▶ _WORK INSTRUCTIONS_:
Each line from the start of the data below through the one containing "0.926, 0.966, 1.0];" must be reproduced exactly.

┄┄┄┄┄┄┄┄┄┄

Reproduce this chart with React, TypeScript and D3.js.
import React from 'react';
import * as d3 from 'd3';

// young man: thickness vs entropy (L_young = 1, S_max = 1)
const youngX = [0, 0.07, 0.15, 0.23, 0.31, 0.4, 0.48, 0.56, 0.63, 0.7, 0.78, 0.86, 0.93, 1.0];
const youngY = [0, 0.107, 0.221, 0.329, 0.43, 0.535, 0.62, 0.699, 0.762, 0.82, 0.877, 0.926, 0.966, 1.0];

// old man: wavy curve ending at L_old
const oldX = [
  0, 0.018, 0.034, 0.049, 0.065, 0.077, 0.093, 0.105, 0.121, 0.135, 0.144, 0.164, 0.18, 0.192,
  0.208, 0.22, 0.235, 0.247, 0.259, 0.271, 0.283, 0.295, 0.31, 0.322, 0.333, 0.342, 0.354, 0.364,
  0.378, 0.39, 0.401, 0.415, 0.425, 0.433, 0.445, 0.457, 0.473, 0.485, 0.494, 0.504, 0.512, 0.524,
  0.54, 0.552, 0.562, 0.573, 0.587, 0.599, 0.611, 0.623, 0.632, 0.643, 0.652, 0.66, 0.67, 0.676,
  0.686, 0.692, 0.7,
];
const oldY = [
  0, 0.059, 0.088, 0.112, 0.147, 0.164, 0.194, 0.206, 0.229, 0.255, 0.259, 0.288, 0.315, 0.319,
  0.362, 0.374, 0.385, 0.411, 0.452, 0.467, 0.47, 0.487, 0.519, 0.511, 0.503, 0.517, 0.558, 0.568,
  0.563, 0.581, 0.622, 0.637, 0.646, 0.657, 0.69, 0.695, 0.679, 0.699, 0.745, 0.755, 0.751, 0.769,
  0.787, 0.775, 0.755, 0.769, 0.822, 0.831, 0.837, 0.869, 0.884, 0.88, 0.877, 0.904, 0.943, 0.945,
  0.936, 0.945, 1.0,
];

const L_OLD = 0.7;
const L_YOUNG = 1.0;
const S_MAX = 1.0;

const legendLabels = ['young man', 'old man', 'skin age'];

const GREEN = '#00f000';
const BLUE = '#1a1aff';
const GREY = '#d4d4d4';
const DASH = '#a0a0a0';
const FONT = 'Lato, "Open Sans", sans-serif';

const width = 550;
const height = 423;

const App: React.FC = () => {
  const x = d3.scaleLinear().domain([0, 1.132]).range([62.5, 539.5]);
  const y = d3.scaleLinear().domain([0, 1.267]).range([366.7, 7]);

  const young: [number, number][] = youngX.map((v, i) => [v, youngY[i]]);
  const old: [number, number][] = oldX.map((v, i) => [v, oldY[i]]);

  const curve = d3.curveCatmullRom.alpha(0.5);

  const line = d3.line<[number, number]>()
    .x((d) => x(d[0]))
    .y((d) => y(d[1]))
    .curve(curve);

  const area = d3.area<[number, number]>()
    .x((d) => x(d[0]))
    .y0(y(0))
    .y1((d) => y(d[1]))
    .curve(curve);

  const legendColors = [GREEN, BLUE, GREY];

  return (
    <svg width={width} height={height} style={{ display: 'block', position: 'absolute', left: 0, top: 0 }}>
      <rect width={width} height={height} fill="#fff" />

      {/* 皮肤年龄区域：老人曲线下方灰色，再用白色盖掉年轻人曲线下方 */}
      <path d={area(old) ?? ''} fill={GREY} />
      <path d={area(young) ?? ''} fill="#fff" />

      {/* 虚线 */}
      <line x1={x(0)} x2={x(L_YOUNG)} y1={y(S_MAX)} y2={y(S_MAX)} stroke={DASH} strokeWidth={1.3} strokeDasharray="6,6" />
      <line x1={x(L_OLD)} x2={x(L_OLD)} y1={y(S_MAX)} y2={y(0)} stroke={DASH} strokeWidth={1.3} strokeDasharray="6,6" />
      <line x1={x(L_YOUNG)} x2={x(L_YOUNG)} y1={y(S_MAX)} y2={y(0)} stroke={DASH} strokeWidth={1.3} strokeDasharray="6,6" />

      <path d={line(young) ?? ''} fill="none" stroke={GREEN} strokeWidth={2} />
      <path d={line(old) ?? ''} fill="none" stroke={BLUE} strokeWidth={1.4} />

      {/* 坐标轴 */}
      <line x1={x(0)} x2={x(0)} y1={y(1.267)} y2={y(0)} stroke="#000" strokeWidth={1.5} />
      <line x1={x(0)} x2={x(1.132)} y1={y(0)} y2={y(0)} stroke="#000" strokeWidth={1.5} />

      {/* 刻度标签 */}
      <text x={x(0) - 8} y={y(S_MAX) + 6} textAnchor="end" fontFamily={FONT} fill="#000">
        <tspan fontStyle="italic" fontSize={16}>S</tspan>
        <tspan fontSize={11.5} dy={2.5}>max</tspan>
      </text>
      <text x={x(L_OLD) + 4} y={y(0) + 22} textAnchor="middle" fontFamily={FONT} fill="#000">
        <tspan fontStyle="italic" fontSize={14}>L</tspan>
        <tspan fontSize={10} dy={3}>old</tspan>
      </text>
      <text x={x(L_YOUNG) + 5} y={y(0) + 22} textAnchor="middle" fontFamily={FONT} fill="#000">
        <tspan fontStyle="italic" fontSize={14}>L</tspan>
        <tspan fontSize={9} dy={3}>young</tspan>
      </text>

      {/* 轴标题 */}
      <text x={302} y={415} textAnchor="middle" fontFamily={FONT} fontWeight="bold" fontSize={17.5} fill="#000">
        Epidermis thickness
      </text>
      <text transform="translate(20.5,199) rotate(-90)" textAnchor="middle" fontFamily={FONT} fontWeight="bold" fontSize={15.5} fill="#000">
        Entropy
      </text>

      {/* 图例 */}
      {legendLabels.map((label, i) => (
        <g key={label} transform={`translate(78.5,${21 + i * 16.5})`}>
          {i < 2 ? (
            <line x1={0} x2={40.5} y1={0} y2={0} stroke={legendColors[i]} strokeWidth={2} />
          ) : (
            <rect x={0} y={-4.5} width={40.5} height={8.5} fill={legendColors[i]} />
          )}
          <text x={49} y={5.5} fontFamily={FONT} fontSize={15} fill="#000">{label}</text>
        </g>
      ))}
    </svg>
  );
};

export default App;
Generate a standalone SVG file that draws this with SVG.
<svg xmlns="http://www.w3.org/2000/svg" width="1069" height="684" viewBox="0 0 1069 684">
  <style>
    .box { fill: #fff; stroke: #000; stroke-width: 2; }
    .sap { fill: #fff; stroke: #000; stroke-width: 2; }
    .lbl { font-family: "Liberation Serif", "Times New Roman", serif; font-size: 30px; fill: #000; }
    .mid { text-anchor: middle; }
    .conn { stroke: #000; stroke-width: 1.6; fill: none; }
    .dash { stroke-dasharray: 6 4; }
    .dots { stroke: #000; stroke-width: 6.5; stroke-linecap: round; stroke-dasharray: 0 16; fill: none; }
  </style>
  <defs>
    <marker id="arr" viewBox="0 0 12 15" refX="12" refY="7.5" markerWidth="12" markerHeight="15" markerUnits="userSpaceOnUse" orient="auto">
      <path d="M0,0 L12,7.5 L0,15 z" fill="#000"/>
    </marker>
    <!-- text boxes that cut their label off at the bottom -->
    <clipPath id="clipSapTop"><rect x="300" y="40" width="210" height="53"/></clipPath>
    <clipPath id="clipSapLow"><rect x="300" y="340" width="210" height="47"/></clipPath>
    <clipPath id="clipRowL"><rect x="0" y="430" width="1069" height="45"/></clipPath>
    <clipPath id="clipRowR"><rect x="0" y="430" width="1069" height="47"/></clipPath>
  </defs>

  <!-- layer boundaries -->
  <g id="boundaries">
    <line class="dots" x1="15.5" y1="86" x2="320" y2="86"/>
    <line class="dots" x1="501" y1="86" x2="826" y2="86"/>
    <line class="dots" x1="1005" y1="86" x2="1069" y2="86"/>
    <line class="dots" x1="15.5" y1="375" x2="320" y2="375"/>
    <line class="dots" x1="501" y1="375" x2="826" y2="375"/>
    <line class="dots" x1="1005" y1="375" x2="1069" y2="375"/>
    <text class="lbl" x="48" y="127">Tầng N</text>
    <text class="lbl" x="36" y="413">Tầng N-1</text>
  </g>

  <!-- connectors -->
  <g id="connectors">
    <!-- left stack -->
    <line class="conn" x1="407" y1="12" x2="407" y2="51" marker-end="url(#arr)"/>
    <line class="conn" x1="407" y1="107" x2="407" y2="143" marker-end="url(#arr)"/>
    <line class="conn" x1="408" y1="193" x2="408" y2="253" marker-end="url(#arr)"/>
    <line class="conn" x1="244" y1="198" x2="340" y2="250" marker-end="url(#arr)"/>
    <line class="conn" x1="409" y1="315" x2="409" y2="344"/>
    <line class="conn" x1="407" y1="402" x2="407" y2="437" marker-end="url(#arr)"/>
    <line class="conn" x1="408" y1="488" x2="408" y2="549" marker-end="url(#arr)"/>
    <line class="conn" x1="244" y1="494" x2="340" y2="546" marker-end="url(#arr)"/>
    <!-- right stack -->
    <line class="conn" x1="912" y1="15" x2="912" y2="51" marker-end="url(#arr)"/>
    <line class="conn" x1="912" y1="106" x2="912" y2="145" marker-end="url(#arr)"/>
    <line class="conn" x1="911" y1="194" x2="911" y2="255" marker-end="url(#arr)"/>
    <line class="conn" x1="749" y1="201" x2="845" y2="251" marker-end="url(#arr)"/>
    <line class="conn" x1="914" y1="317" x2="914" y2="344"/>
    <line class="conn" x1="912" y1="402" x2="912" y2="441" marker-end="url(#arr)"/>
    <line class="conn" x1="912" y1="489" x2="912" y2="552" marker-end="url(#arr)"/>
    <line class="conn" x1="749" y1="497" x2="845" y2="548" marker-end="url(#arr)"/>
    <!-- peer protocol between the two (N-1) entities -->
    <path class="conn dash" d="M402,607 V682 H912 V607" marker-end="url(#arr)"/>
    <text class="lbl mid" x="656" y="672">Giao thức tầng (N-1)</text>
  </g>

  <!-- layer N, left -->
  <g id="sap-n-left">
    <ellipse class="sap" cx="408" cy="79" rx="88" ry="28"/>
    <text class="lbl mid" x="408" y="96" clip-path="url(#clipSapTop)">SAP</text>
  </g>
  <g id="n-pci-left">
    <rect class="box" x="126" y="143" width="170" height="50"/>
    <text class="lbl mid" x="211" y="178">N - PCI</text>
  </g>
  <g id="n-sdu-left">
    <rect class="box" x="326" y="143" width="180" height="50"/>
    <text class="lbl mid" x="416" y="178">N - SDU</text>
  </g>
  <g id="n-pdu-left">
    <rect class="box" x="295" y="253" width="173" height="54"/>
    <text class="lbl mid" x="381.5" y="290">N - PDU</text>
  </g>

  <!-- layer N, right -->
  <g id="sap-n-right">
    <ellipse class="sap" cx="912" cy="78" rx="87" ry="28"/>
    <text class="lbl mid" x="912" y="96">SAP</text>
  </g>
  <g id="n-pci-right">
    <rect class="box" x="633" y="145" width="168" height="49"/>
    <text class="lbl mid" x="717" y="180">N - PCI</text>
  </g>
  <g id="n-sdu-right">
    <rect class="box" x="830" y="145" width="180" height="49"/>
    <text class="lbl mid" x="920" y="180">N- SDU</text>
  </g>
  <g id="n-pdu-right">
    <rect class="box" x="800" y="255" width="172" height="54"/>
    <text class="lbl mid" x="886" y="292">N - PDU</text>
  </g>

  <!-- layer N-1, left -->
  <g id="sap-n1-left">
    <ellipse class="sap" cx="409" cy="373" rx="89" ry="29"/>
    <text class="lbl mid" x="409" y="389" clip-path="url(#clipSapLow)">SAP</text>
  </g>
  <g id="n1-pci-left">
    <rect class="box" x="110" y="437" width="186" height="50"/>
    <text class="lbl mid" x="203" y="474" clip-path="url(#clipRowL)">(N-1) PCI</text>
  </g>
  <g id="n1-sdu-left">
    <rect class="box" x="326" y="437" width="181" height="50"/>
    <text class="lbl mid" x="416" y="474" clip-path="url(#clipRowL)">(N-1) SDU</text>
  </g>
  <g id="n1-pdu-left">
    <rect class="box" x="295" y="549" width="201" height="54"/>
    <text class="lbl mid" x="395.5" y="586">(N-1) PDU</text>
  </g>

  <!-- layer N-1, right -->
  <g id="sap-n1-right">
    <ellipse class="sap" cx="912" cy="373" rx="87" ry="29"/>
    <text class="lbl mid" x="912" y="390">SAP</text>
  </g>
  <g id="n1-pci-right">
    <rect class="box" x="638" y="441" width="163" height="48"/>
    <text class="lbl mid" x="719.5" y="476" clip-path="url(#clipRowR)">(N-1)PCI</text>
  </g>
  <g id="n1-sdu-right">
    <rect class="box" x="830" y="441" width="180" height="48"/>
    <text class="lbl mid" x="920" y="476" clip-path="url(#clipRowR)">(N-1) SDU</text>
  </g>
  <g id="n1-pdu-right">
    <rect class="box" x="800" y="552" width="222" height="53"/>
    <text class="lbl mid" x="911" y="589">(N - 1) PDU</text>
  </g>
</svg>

┄┄┄┄┄┄┄┄┄┄

▶ _CORRECT OUTPUT_:
Reproduce this chart with React, TypeScript and D3.js.
import React from 'react';
import * as d3 from 'd3';

// young man: thickness vs entropy (L_young = 1, S_max = 1)
const youngX = [0, 0.07, 0.15, 0.23, 0.31, 0.4, 0.48, 0.56, 0.63, 0.7, 0.78, 0.86, 0.93, 1.0];
const youngY = [0, 0.107, 0.221, 0.329, 0.43, 0.535, 0.62, 0.699, 0.762, 0.82, 0.877, 0.926, 0.966, 1.0];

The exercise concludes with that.